- Work instructions:
Output nothing but the lines from the one with "Output the Python" through the one with "import numpy as np", including both. Leave the pictures out of the copy.

-- Start of Data entries --

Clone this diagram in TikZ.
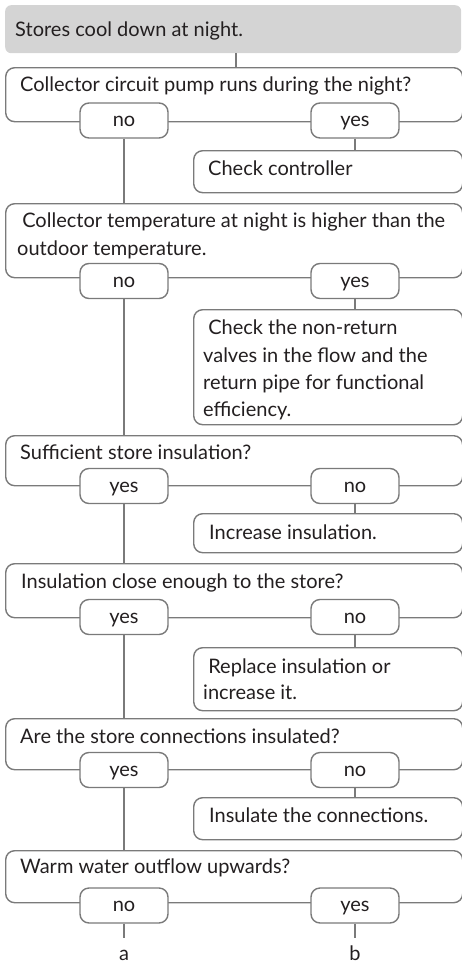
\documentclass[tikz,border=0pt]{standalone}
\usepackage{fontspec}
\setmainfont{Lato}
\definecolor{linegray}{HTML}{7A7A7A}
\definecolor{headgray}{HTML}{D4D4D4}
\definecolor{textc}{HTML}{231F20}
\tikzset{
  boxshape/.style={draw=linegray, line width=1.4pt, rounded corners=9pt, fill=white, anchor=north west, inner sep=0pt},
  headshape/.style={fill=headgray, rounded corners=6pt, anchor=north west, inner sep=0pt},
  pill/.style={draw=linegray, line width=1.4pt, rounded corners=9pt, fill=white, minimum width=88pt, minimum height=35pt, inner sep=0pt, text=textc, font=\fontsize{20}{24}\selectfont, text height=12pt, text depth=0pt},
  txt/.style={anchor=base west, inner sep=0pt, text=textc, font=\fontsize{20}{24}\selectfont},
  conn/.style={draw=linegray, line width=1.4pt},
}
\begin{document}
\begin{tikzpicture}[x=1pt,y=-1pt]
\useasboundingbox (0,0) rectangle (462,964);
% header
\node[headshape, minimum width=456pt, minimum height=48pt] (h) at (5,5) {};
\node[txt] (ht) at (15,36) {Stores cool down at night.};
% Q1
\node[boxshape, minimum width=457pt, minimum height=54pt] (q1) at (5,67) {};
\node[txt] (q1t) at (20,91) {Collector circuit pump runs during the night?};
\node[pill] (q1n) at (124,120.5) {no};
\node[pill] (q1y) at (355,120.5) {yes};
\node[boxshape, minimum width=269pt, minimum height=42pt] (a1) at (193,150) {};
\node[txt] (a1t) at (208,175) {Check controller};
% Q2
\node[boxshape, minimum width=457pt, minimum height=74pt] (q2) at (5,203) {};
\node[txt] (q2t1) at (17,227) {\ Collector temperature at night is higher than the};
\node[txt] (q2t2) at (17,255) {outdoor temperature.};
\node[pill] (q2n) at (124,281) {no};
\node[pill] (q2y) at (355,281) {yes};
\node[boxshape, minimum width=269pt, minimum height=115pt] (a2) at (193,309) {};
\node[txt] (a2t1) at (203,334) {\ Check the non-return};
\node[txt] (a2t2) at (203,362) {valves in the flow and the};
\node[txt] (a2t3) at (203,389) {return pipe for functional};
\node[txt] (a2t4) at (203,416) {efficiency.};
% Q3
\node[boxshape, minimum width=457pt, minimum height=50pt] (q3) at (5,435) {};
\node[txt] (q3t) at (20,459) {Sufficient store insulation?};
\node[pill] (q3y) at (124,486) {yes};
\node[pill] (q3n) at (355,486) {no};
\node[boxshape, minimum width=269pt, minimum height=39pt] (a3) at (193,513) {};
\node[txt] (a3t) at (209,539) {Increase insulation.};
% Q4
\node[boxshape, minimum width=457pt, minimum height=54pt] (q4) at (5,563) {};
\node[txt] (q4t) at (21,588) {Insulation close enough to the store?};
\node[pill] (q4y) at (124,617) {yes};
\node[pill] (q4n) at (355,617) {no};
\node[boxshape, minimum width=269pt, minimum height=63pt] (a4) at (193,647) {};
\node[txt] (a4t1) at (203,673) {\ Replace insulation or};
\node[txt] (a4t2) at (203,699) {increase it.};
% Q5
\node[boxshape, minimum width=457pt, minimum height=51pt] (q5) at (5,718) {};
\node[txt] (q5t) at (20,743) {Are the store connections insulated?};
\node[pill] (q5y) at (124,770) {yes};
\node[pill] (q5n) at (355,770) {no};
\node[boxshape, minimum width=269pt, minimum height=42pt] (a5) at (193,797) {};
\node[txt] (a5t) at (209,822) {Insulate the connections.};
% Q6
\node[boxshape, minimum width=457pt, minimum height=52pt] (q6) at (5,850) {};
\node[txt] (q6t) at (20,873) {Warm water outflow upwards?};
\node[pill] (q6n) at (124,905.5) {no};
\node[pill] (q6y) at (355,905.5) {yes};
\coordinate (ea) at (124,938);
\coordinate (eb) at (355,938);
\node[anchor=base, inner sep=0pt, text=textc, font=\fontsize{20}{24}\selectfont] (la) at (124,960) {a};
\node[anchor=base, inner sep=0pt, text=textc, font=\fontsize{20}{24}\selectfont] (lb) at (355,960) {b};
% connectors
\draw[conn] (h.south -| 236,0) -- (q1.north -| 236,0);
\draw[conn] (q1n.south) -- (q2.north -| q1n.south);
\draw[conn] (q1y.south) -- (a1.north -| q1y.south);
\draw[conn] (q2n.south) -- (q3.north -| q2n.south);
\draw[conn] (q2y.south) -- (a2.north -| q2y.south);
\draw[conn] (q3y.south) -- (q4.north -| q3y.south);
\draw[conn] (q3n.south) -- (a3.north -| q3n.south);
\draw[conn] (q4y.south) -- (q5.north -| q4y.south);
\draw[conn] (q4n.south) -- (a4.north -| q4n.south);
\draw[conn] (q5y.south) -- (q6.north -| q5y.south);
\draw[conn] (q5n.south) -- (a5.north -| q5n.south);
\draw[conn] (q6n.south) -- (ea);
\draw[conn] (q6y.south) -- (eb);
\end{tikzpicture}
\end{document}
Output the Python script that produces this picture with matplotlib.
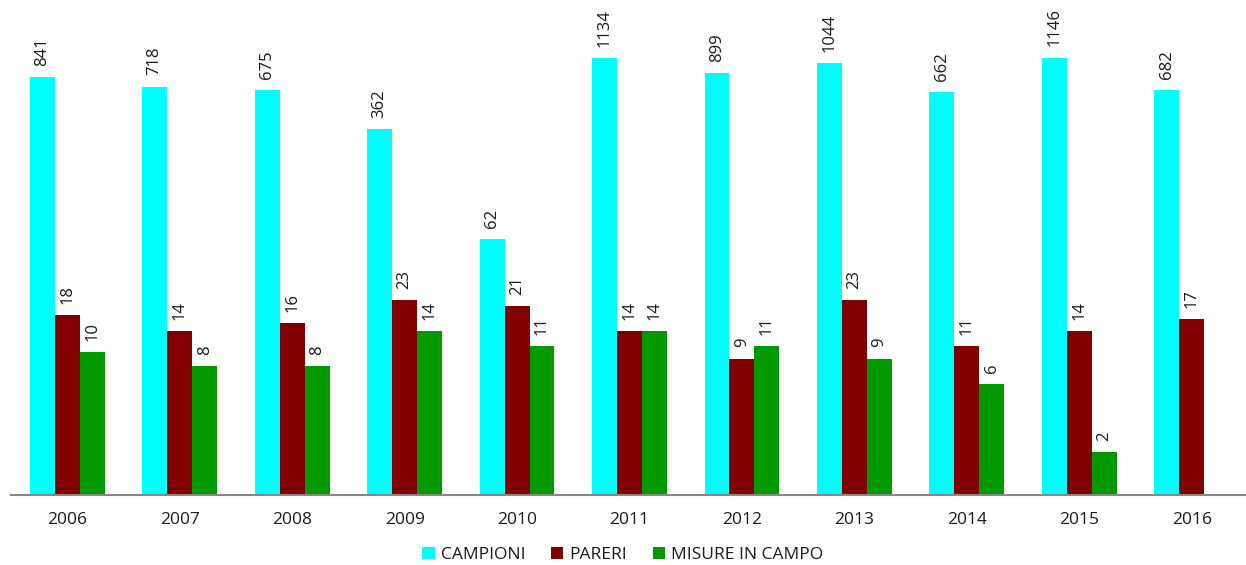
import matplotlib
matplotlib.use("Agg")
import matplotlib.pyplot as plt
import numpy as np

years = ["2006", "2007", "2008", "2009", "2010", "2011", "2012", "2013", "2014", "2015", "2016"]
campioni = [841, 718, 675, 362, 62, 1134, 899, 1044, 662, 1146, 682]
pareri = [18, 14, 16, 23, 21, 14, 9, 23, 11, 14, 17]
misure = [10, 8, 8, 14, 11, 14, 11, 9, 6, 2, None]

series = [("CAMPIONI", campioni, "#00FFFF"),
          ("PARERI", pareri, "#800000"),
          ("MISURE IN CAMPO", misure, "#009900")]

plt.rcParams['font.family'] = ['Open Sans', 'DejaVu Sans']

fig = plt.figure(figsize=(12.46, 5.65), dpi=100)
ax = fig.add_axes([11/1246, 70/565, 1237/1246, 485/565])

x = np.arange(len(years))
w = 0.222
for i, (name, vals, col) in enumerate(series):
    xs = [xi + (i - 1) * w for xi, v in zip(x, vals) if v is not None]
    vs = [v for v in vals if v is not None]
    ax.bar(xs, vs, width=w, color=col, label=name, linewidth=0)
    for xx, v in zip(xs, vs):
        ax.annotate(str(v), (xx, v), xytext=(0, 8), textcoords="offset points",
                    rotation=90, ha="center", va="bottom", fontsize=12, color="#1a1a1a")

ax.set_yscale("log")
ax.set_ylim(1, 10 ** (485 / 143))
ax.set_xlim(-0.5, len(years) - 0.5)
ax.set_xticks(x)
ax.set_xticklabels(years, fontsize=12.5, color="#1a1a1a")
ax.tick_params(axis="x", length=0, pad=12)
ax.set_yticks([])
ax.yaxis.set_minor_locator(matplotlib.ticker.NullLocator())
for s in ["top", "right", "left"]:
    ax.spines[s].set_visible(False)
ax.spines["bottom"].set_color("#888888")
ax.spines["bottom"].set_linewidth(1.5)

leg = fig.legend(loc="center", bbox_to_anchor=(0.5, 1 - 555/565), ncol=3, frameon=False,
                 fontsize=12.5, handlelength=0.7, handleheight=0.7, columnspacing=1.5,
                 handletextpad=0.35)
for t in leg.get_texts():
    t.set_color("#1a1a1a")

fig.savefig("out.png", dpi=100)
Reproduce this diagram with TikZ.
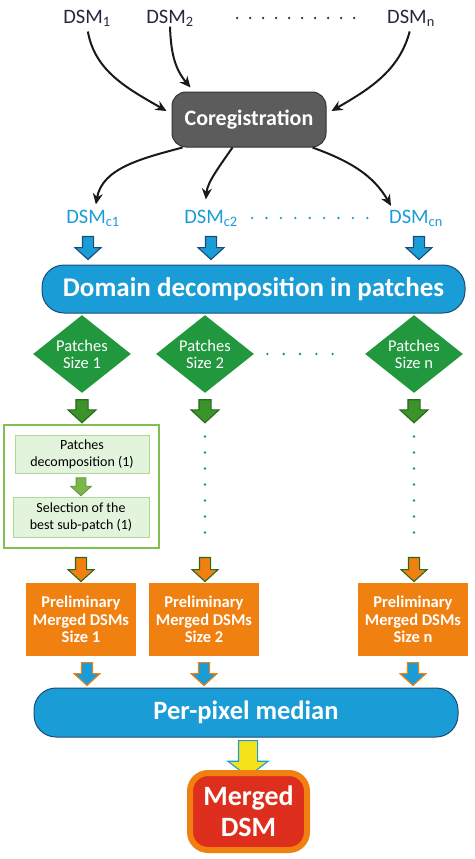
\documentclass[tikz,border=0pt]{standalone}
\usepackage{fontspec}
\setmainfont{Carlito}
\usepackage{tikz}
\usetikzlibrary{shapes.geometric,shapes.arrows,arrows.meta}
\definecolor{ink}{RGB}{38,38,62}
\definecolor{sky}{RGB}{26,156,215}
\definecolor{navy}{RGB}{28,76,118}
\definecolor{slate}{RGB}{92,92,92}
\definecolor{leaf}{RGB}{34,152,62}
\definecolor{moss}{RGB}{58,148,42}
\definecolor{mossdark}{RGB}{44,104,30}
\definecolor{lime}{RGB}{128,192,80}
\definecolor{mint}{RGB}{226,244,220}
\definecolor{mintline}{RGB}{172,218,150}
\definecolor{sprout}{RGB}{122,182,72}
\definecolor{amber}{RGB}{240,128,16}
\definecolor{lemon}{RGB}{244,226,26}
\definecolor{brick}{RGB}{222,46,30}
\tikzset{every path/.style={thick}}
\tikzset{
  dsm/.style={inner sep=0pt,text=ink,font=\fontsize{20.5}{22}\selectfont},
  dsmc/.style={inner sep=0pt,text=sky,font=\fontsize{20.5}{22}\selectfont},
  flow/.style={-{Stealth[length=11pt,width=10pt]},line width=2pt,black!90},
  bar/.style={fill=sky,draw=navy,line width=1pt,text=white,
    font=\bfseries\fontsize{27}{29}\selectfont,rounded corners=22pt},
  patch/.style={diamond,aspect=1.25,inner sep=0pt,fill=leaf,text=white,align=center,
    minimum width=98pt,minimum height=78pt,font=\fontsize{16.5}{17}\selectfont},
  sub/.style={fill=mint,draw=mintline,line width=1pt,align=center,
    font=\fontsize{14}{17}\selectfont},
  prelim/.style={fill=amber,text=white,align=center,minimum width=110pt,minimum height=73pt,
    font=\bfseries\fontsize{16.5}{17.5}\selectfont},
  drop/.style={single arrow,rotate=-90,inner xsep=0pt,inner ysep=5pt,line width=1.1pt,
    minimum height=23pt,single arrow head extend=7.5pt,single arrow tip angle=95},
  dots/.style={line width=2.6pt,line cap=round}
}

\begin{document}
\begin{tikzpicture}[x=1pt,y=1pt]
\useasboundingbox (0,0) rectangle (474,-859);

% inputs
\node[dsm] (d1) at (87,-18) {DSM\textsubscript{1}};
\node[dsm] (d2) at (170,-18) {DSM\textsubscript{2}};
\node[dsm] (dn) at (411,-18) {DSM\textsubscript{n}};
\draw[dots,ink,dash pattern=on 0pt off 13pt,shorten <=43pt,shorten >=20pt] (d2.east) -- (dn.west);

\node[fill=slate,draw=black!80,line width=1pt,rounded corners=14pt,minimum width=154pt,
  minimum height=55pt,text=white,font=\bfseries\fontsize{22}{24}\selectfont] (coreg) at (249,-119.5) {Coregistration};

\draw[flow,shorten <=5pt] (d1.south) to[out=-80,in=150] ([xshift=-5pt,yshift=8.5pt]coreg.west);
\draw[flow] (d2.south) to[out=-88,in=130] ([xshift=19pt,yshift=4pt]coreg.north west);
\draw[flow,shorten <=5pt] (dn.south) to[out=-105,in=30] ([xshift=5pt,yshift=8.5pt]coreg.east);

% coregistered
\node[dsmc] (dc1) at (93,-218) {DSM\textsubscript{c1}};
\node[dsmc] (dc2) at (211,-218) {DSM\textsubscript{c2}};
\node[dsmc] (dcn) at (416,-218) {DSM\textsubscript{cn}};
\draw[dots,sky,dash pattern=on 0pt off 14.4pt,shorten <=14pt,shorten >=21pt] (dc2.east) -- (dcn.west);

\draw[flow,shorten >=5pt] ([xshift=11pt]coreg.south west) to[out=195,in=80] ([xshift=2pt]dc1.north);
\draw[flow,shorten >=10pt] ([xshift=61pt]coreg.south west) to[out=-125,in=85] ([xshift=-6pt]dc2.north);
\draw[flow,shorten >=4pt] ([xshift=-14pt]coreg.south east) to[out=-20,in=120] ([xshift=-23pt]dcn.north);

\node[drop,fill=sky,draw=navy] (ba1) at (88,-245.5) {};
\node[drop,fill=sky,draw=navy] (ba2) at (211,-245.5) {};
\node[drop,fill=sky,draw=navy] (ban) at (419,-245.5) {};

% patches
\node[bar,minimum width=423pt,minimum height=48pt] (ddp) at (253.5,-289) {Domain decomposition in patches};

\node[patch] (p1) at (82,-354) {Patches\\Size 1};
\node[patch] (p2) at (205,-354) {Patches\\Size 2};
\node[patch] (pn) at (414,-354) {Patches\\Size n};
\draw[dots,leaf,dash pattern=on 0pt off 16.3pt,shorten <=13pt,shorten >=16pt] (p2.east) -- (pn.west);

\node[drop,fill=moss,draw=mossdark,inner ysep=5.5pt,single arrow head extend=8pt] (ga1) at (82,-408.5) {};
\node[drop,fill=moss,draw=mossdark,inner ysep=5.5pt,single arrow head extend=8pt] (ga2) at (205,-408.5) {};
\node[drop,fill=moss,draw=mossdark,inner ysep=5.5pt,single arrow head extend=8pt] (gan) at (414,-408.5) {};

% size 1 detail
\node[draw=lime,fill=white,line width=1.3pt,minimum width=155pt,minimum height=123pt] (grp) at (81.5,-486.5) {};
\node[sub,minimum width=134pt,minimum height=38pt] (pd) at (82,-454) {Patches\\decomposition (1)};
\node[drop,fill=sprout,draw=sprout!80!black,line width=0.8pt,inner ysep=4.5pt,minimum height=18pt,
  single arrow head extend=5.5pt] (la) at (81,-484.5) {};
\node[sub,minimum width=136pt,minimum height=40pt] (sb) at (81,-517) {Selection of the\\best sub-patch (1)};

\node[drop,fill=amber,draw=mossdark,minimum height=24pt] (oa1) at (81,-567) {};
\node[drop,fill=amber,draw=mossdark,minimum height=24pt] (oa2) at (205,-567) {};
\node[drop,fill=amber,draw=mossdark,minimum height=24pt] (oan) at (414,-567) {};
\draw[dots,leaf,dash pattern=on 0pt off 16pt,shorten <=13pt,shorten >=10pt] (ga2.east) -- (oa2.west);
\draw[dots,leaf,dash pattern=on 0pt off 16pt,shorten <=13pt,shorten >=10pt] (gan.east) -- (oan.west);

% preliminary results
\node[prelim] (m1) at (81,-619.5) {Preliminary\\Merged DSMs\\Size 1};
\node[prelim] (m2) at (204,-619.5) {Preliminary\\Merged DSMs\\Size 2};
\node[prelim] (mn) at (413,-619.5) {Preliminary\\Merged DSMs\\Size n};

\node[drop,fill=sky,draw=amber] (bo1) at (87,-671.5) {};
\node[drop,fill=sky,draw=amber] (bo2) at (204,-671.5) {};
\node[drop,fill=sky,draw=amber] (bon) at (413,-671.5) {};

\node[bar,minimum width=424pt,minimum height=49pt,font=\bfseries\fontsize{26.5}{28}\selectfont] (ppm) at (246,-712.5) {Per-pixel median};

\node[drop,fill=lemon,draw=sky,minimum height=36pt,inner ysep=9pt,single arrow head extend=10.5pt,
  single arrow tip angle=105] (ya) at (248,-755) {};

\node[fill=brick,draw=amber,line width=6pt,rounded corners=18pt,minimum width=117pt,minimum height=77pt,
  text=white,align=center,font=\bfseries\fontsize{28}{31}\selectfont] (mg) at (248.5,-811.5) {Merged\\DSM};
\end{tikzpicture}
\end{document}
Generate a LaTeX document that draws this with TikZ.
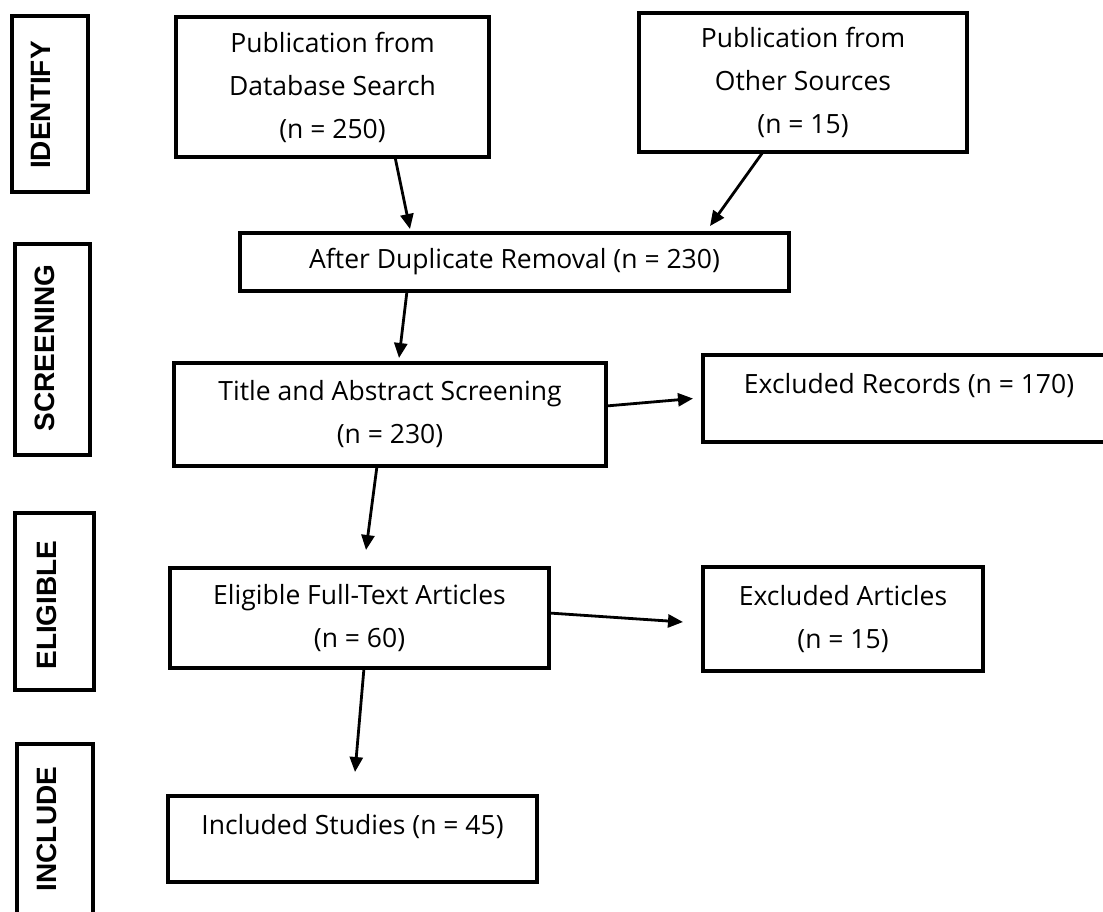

-- End of Data entries --

- Response to the task:
Output the Python script that produces this picture with matplotlib.
import matplotlib
matplotlib.use("Agg")
import matplotlib.pyplot as plt
import numpy as np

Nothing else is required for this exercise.